Supermarket Shopping ...
+1 on this!
I absolutely hate supermarket shopping too.
The only way I can do it is to go with a very specific list, so I can go directly to each item without noticing all the other stuff. If I try to shop without a list I get totally overwhelmed and end up buying a load of unrelated items that could not ever feed anyone.
Now the supermarket near us has self-checkouts I can do the whole shop without even having to take my headphones off = bliss.
I can get pushed over the edge really easily in grocery stores, more so than other kinds of shopping. I try to just get what I need and get out as fast as I can.
I usually go in the afternoon, between 2-4 pm, most stores are not terribly crowded at that time of day. Late at night is bad because of the employees being all over the place stocking product, and I don't like to go out at night anymore anyway.
I am very particular about what I buy, but I am also prone to impulse shopping if I linger and look around too much. The stuff I buy on impulse usually ends up pissing me off because it's not satisfying and it's not really what I wanted. So I try to just stick to certain things I know I like.
But if something I want is out of stock, I can't just replace it with a similar item. And I have to get different things at different stores because no one store has everything I like. It is really frustrating.
There are certain stores I can't shop in because there is just something about it that throws me out of joint. Some stores are just built too small to handle the amount of people who shop there. Sometimes it is just poor management causing lots of problems. It can be anything but if it's beyond my frustration tolerance I just can't handle it.
There is Ingles in particular where they are very lax about things and the clerks tend to have a very insolent attitude. And one problem they have is they don't update all their price signs. The company has a policy that if something rings up for the wrong price, you are supposed to get it for free. And it says so on a huge sign that hangs from the ceiling right in front of the self-checkouts. Well, when something rings up wrong, the clerks act like they have never heard of the policy. I have to tell them about it and ask them if they've never seen the huge sign hanging up right in front of them.
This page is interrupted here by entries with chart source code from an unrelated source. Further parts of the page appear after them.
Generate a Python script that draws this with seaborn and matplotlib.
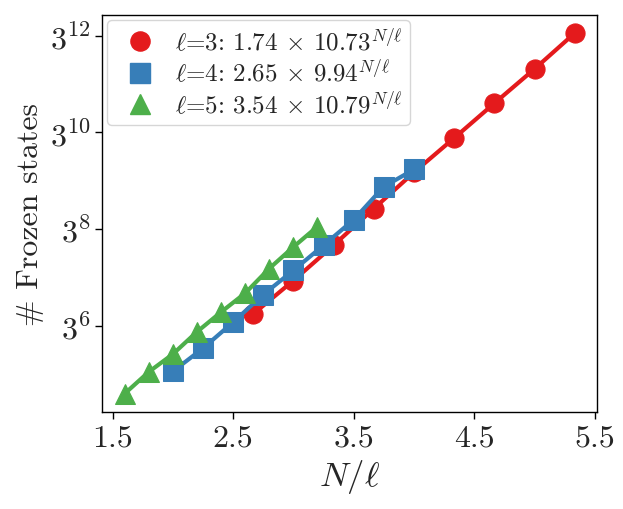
import matplotlib
matplotlib.use("Agg")
import matplotlib.pyplot as plt
import seaborn as sns
import pandas as pd
from matplotlib.lines import Line2D
from matplotlib.ticker import NullLocator

# N/l values and frozen state counts
x_l3 = [2.667, 3.0, 3.333, 3.667, 4.0, 4.333, 4.667, 5.0, 5.333]
y_l3 = [949, 2027, 4518, 10406, 23720, 51700, 114150, 248900, 561200]

x_l4 = [2.0, 2.25, 2.5, 2.75, 3.0, 3.25, 3.5, 3.75, 4.0]
y_l4 = [257, 435, 787, 1472, 2559, 4518, 8083, 17130, 25364]

x_l5 = [1.6, 1.8, 2.0, 2.2, 2.4, 2.6, 2.8, 3.0, 3.2]
y_l5 = [155, 254, 381, 632, 991, 1522, 2668, 4352, 6929]

labels = [r"$\ell$=3: 1.74 $\times$ 10.73$^{N/\ell}$",
          r"$\ell$=4: 2.65 $\times$ 9.94$^{N/\ell}$",
          r"$\ell$=5: 3.54 $\times$ 10.79$^{N/\ell}$"]
colors = ["#e41a1c", "#377eb8", "#4daf4a"]
markers = ["o", "s", "^"]

xticks = [1.5, 2.5, 3.5, 4.5, 5.5]
xticklabels = ["1.5", "2.5", "3.5", "4.5", "5.5"]
yexps = [6, 8, 10, 12]

sns.set_style("ticks")
plt.rcParams.update({
    "font.family": "serif",
    "font.serif": ["cmr10", "DejaVu Serif"],
    "mathtext.fontset": "cm",
    "axes.formatter.use_mathtext": True,
    "axes.unicode_minus": False,
})

fig = plt.figure(figsize=(6.23, 5.10), dpi=100)
ax = fig.add_axes([0.164, 0.190, 0.794, 0.779])

series = [(x_l3, y_l3), (x_l4, y_l4), (x_l5, y_l5)]
for (xs, ys), c, m in zip(series, colors, markers):
    df = pd.DataFrame({"x": xs, "y": ys})
    sns.lineplot(data=df, x="x", y="y", ax=ax, color=c, marker=m,
                 markersize=13.8, markeredgecolor=c, linewidth=3,
                 legend=False)

ax.set_yscale("log", base=3)
ax.set_yticks([3.0 ** e for e in yexps])
ax.set_yticklabels([f"$3^{{{e}}}$" for e in yexps])
ax.yaxis.set_minor_locator(NullLocator())
ax.set_ylim(3 ** 4.21, 3 ** 12.43)

ax.set_xticks(xticks)
ax.set_xticklabels(xticklabels)
ax.set_xlim(1.414, 5.517)

ax.tick_params(axis="both", labelsize=23, direction="out", length=5, width=1,
               color="black")
for sp in ax.spines.values():
    sp.set_color("black")
    sp.set_linewidth(1)

ax.set_xlabel(r"$N/\ell$", fontsize=25)
ax.set_ylabel("# Frozen states", fontsize=23)

handles = [Line2D([], [], color=c, marker=m, linestyle="none", markersize=13.8)
           for c, m in zip(colors, markers)]
ax.legend(handles, labels, loc="upper left", fontsize=18, frameon=True,
          borderaxespad=0.2, handletextpad=0.4, labelspacing=0.15,
          borderpad=0.3)

fig.savefig("out.png", dpi=100)
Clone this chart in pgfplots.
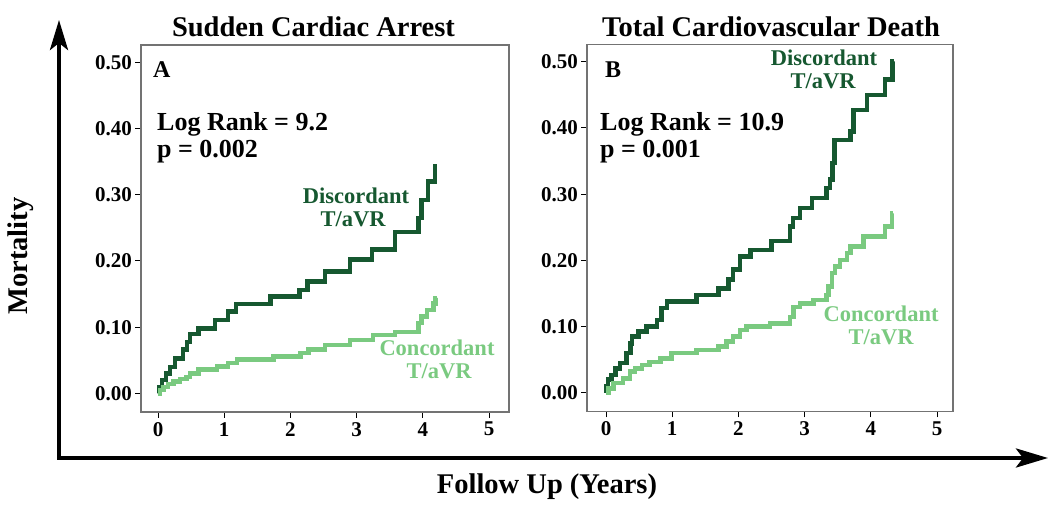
\documentclass[border=0pt]{standalone}
\usepackage{fontspec}
\setmainfont{Liberation Serif}
\usepackage{pgfplots}
\pgfplotsset{compat=1.18}
\usetikzlibrary{arrows.meta}
\definecolor{dkgreen}{RGB}{22,88,48}
\definecolor{ltgreen}{RGB}{122,202,128}
\newcommand\fs[1]{\fontsize{#1}{#1}\selectfont\bfseries}
\begin{document}
\begin{tikzpicture}[x=1pt,y=1pt]
\useasboundingbox (0,0) rectangle (1050,506);
\pgfplotsset{
  kmaxis/.style={
    anchor=south west, scale only axis,
    height=367pt,
    ymin=-0.028, ymax=0.526,
    axis line style={draw=black!55, line width=1.1pt},
    tick align=outside, major tick length=6pt,
    tick style={black, line width=1pt},
    xtick={0,1,2,3,4,5}, xticklabels={0,1,2,3,4,5},
    ytick={0,0.1,0.2,0.3,0.4,0.5},
    yticklabels={0.00,0.10,0.20,0.30,0.40,0.50},
    ticklabel style={font=\fs{21}},
    yticklabel style={inner sep=0pt, xshift=-3pt},
    xticklabel style={inner sep=0pt, yshift=-4pt},
    xtick pos=bottom, ytick pos=left,
    clip=true,
  },
  dk/.style={const plot, no marks, draw=dkgreen, line width=4.5pt},
  lt/.style={const plot, no marks, draw=ltgreen, line width=4.5pt},
}
% Panel A
\begin{axis}[kmaxis, at={(141pt,94pt)}, width=368pt, xmin=-0.257, xmax=5.30]
\addplot[dk] coordinates {
(0,0) (0.02,0.01) (0.06,0.02) (0.12,0.03) (0.18,0.04) (0.26,0.053)
(0.38,0.066) (0.44,0.078) (0.48,0.09) (0.61,0.098) (0.86,0.111)
(1.06,0.124) (1.18,0.135) (1.70,0.146) (2.14,0.156) (2.26,0.169)
(2.52,0.184) (2.90,0.202) (3.23,0.217) (3.58,0.244) (3.93,0.265)
(3.98,0.292) (4.08,0.32) (4.18,0.343) (4.21,0.343)};
\addplot[lt] coordinates {
(0,0) (0.03,0.005) (0.08,0.01) (0.15,0.014) (0.23,0.018) (0.33,0.022)
(0.43,0.025) (0.48,0.030) (0.61,0.036) (0.89,0.041) (1.06,0.046)
(1.19,0.051) (1.74,0.056) (2.15,0.061) (2.27,0.066) (2.52,0.073)
(2.90,0.081) (3.25,0.088) (3.58,0.093) (3.93,0.106) (3.98,0.116)
(4.06,0.126) (4.16,0.136) (4.19,0.144) (4.21,0.144)};
\end{axis}
% Panel B
\begin{axis}[kmaxis, at={(587pt,94.5pt)}, width=366pt, xmin=-0.287, xmax=5.24]
\addplot[dk] coordinates {
(0,0) (0.01,0.01) (0.03,0.02) (0.085,0.027) (0.14,0.037) (0.21,0.045)
(0.31,0.06) (0.37,0.075) (0.39,0.085) (0.49,0.093) (0.61,0.10)
(0.77,0.11) (0.84,0.128) (0.92,0.138) (1.37,0.148) (1.70,0.158)
(1.85,0.171) (1.92,0.186) (2.02,0.206) (2.18,0.216) (2.50,0.229)
(2.78,0.251) (2.82,0.264) (2.93,0.279) (3.11,0.294) (3.33,0.309)
(3.38,0.322) (3.42,0.347) (3.45,0.382) (3.69,0.395) (3.74,0.427)
(3.94,0.45) (4.21,0.473) (4.33,0.50) (4.34,0.50)};
\addplot[lt] coordinates {
(0,0) (0.035,0.007) (0.11,0.015) (0.26,0.022) (0.36,0.032) (0.44,0.037)
(0.54,0.042) (0.66,0.047) (0.82,0.052) (0.99,0.06) (1.37,0.065)
(1.70,0.07) (1.82,0.078) (1.92,0.085) (2.02,0.095) (2.12,0.10)
(2.48,0.105) (2.78,0.115) (2.83,0.13) (2.93,0.135) (3.13,0.14)
(3.33,0.148) (3.36,0.161) (3.41,0.181) (3.46,0.191) (3.53,0.201)
(3.64,0.211) (3.69,0.221) (3.89,0.236) (4.21,0.251) (4.32,0.271)
(4.34,0.271)};
\end{axis}
% big arrows
\draw[line width=4pt, -{Stealth[length=30pt,width=18pt,inset=7pt]}] (59,46) -- (59,486);
\draw[line width=4pt, -{Stealth[length=32pt,width=19pt,inset=7pt]}] (57,48) -- (1048,48);
% titles and labels
\node[anchor=base, font=\fs{28.5}, inner sep=0pt] at (313.5,469) {Sudden Cardiac Arrest};
\node[anchor=base, font=\fs{28.5}, inner sep=0pt] at (771,469) {Total Cardiovascular Death};
\node[rotate=90, anchor=center, font=\fs{28.5}, inner sep=0pt] at (21,250) {Mortality};
\node[anchor=base, font=\fs{28.5}, inner sep=0pt] at (547,12) {Follow Up (Years)};
% panel A texts
\node[anchor=base west, font=\fs{24}, inner sep=0pt] at (153,428) {A};
\node[anchor=base west, font=\fs{26}, inner sep=0pt] at (157,375) {Log Rank = 9.2};
\node[anchor=base west, font=\fs{26}, inner sep=0pt] at (157,348) {p = 0.002};
\node[anchor=base, font=\fs{22.5}, inner sep=0pt, text=dkgreen] at (356,302) {Discordant};
\node[anchor=base, font=\fs{22.5}, inner sep=0pt, text=dkgreen] at (353,279) {T/aVR};
\node[anchor=base, font=\fs{22.5}, inner sep=0pt, text=ltgreen] at (437,150) {Concordant};
\node[anchor=base, font=\fs{22.5}, inner sep=0pt, text=ltgreen] at (439,127.5) {T/aVR};
% panel B texts
\node[anchor=base west, font=\fs{24}, inner sep=0pt] at (605,428) {B};
\node[anchor=base west, font=\fs{26}, inner sep=0pt] at (600,375) {Log Rank = 10.9};
\node[anchor=base west, font=\fs{26}, inner sep=0pt] at (600,348) {p = 0.001};
\node[anchor=base, font=\fs{22.5}, inner sep=0pt, text=dkgreen] at (824,440) {Discordant};
\node[anchor=base, font=\fs{22.5}, inner sep=0pt, text=dkgreen] at (823,417) {T/aVR};
\node[anchor=base, font=\fs{22.5}, inner sep=0pt, text=ltgreen] at (881,184) {Concordant};
\node[anchor=base, font=\fs{22.5}, inner sep=0pt, text=ltgreen] at (881,161.5) {T/aVR};
\end{tikzpicture}
\end{document}
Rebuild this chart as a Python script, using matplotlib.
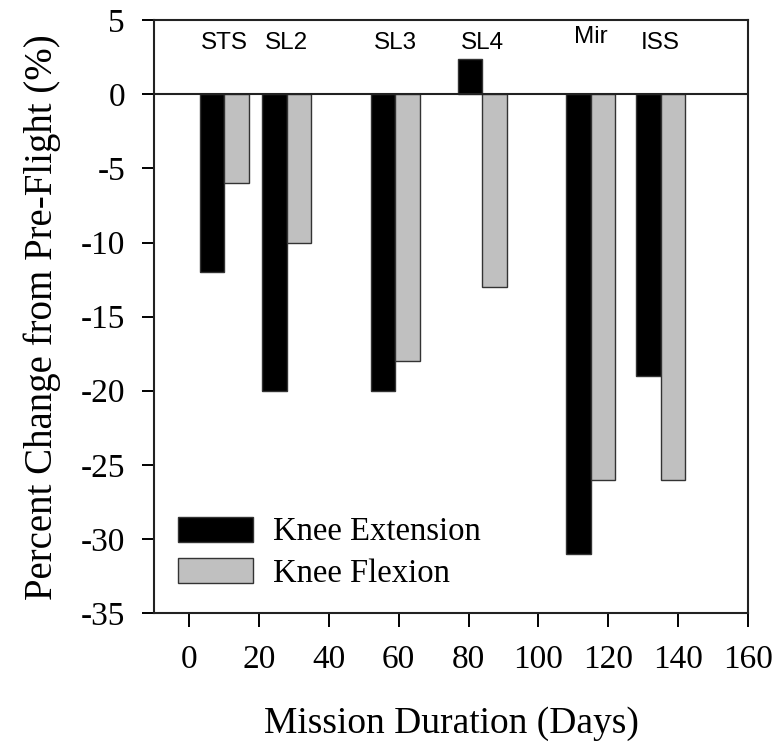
import matplotlib
matplotlib.use("Agg")
import matplotlib.pyplot as plt

missions = ['STS', 'SL2', 'SL3', 'SL4', 'Mir', 'ISS']
duration = [10, 28, 59, 84, 115, 135]
extension = [-12, -20, -20, 2.4, -31, -19]
flexion = [-6, -10, -18, -13, -26, -26]
label_y = [3.5, 3.5, 3.5, 3.5, 3.85, 3.5]

plt.rcParams['font.family'] = 'Liberation Serif'
plt.rcParams['axes.unicode_minus'] = False

fig = plt.figure(figsize=(7.75, 7.53), dpi=100)
ax = fig.add_axes([0.199, 0.186, 0.766, 0.787])

ax.bar(duration, extension, width=-7, align='edge', color='black',
       edgecolor='#333333', linewidth=1, label='Knee Extension')
ax.bar(duration, flexion, width=7, align='edge', color='#c0c0c0',
       edgecolor='#333333', linewidth=1, label='Knee Flexion')
ax.axhline(0, color='#222222', lw=1.5)

for m, d, ly in zip(missions, duration, label_y):
    ax.text(d, ly, m, ha='center', va='center', fontsize=17.5,
            family='Liberation Sans')

ax.set_xlim(-10, 160)
ax.set_ylim(-35, 5)
ax.set_xticks(range(0, 161, 20))
ax.set_yticks(range(-35, 6, 5))
ax.tick_params(direction='out', length=9, width=1.4, labelsize=24)
ax.tick_params(axis='y', pad=12)
ax.tick_params(axis='x', length=10, pad=13)
for s in ax.spines.values():
    s.set_linewidth(1.5)
    s.set_color('#222222')

ax.set_xlabel('Mission Duration (Days)', fontsize=27, labelpad=22)
ax.set_ylabel('Percent Change from Pre-Flight (%)', fontsize=28, labelpad=14)

ax.legend(loc='upper left', bbox_to_anchor=(0.013, 0.19), frameon=False,
          fontsize=23.5, handlelength=2.3, handleheight=0.8,
          handletextpad=0.6, labelspacing=0.32, borderpad=0)

fig.savefig('out.png', dpi=100)
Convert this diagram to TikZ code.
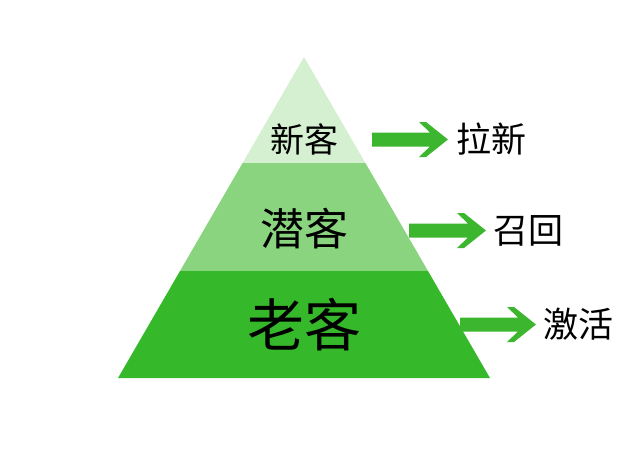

I shop at Trader Joe's a lot and on the plus side, it's a small store, so it's quick to get in and out and I don't have to walk the length of a football field just to get a few things. But it can get really crowded. And the clerks try to be really chatty, it's supposed to have this smiley happy friendly kind of vibe, but it just comes across to me as being really phony. They don't actually have great customer service, they go out of stock on things a lot and if I ask when they will get something back in they just kind of shrug and do this "aw shucks" routine.
I always go through self-checkout, whenever possible, but sometimes it is even worse because the clerks who oversee self-checkouts can be really overbearing. Like a few weeks ago in Kroger one of them yanked off my receipt before I could grab it so she could stop me and talk to me about my fuel points. I thought that was really rude. In general I feel like most companies don't understand what real customer service is anymore, or if they do, they sure don't teach their employees. That is what tears me out of the frame about grocery shopping.
As far as other customers go, I just can't stand the way other people leave their carts in the middle of the aisle, typically on a diagonal, and walk away to look at things, as if no one else could possibly want to get around their cart. What. the. f**k.